Kamis, 13 September 2018

Sejarah pondok bahrul ulum

PONDOK PESANTREN BAHRUL ULUM Tambakberas Jombang, terletak di Dusun Tambakberas, Desa Tambakrejo, Kecamatan Jombang, Kabupaten Jombang, Propinsi Jawa Timur, tepatnya ± 3 Km sebelah utara kota Jombang. PONDOK PESANTREN BAHRUL ULUM Tambakberas Jombang, secara keseluruhan menempati areal tanah ± 10 Ha, dengan sosiokultur religious agraris.
PERIODE RINTISAN PERTAMA
(PONDOK SELAWE / PONDOK TELU 1825 M) Sekitar tahun 1825 di sebuah Desa yang jauh dengan keramaian kota Jombang, tepatnya di sebelah utara kota Jombang, di Dusun Gedang kelurahan Tambakrejo, datanglah seorang yang ‘alim, pendekar ulama atau ulama pendekar, bernama ABDUS SALAM namun lebih dikenal dengan panggilan MBAH SHOICHAH (bentakan yang membuat orang gemetar) Kedatangannya di dusun ini membawa misi untuk menyebarkan agama dan ilmu yang dimilikinya. Menurut silsilah beliau termasuk keturunan Raja Brawijaya (kerajaan Majapahit) dan merupakan salah seorang pengikut Pangeran Diponegoro. Abdus Salam adalah putra Abdul Jabbar (Mbah Jabbar ) putra Abdul Halim (Pangeran Benowo) putra Abdurrohman (Jaka Tingkir). Selengkapnya Baca Silsilah Kyai Abdussalam halaman 44.

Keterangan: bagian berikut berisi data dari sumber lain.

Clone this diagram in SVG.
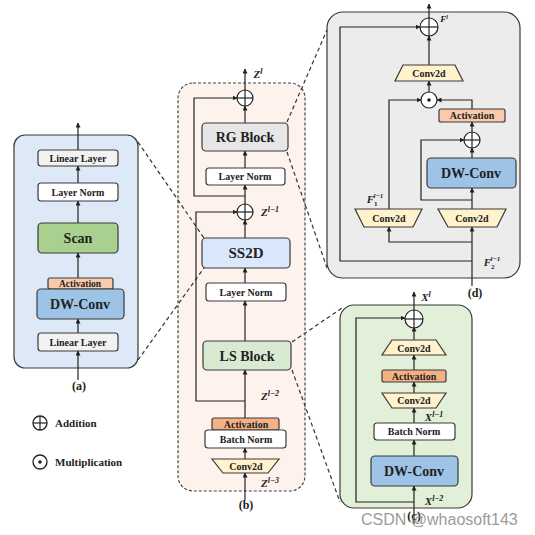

Sebelum kedatangan Abdus Salam, desa ini masih merupakan hutan belantara yang tidak dihuni. Selama kurang lebih 13 tahun beliau bergelut dengan semak belukar dan kemudian menjadikan desa ini sebagai perkampungan yang dihuni oleh komunitas manusia. Setelah berhasil merubah hutan menjadi perkampungan, mulailah beliau membuat gubuk tempat beliau berdakwah yaitu sebuah pesantren kecil yang terdiri dari sebuah langgar, bilik kecil untuk santri dan tempat tinggal yang sederhana. Pondok pesantren tersebut dikenal oleh masyarakat dengan sebutan Pondok Selawe dikarenakan jumlah santri yang berjumlah 25 orang. Disebut juga dengan Pondok Telu karena bidang atau materi keilmuan yang dikaji meliputi tiga ilmu yaitu syari’at, hakikat dan kanuragan. Dari sisi lain dinamakan Pondok Telu karena jumlah bangunannya terdiri dari 3 lokal. Hal ini terjadi pada tahun 1838 M, kondisi tersebut adalah cikal bakal PONDOK PESANTREN BAHRUL ULUM.
PERIODE RINTISAN KEDUA
Setelah Kyai Shoichah (Abdussalam) berusia lanjut (sepuh: bahasa jawa) tampuk pimpinan Pondok Selawe atau Pondok Telu diserahkan kepada dua menantunya yang tidak lain adalah santrinya sendiri, yaitu Kyai Ustman dan Kyai Sa’id. Pada tahap selanjutnya, atas restu dari Mbah Shoichah keduanya kemudian melakukan pengembangan terhadap pondok pesantren. Jika mbah Usman lebih menitikberatkan pesantrennya dalam ritual thoriqoh di timur sungai Tambakberas, maka sebaliknya mbah Sa’id lebih fokus pada pengembangan pesantren dengan kajian-kajian yang bersifat syari’at. Karena itulah maka Pondok Pesantren mbah Sai’d yang beada di sebelah barat sungai Tambakberas ini dikenal dengan sebutan Pondok Syari’at. Dan karena pondok yang dikembangkan oleh mbah ustman yang lebih fokus pada thoriqot, maka pondok ini dinamakan pondok thoriqot.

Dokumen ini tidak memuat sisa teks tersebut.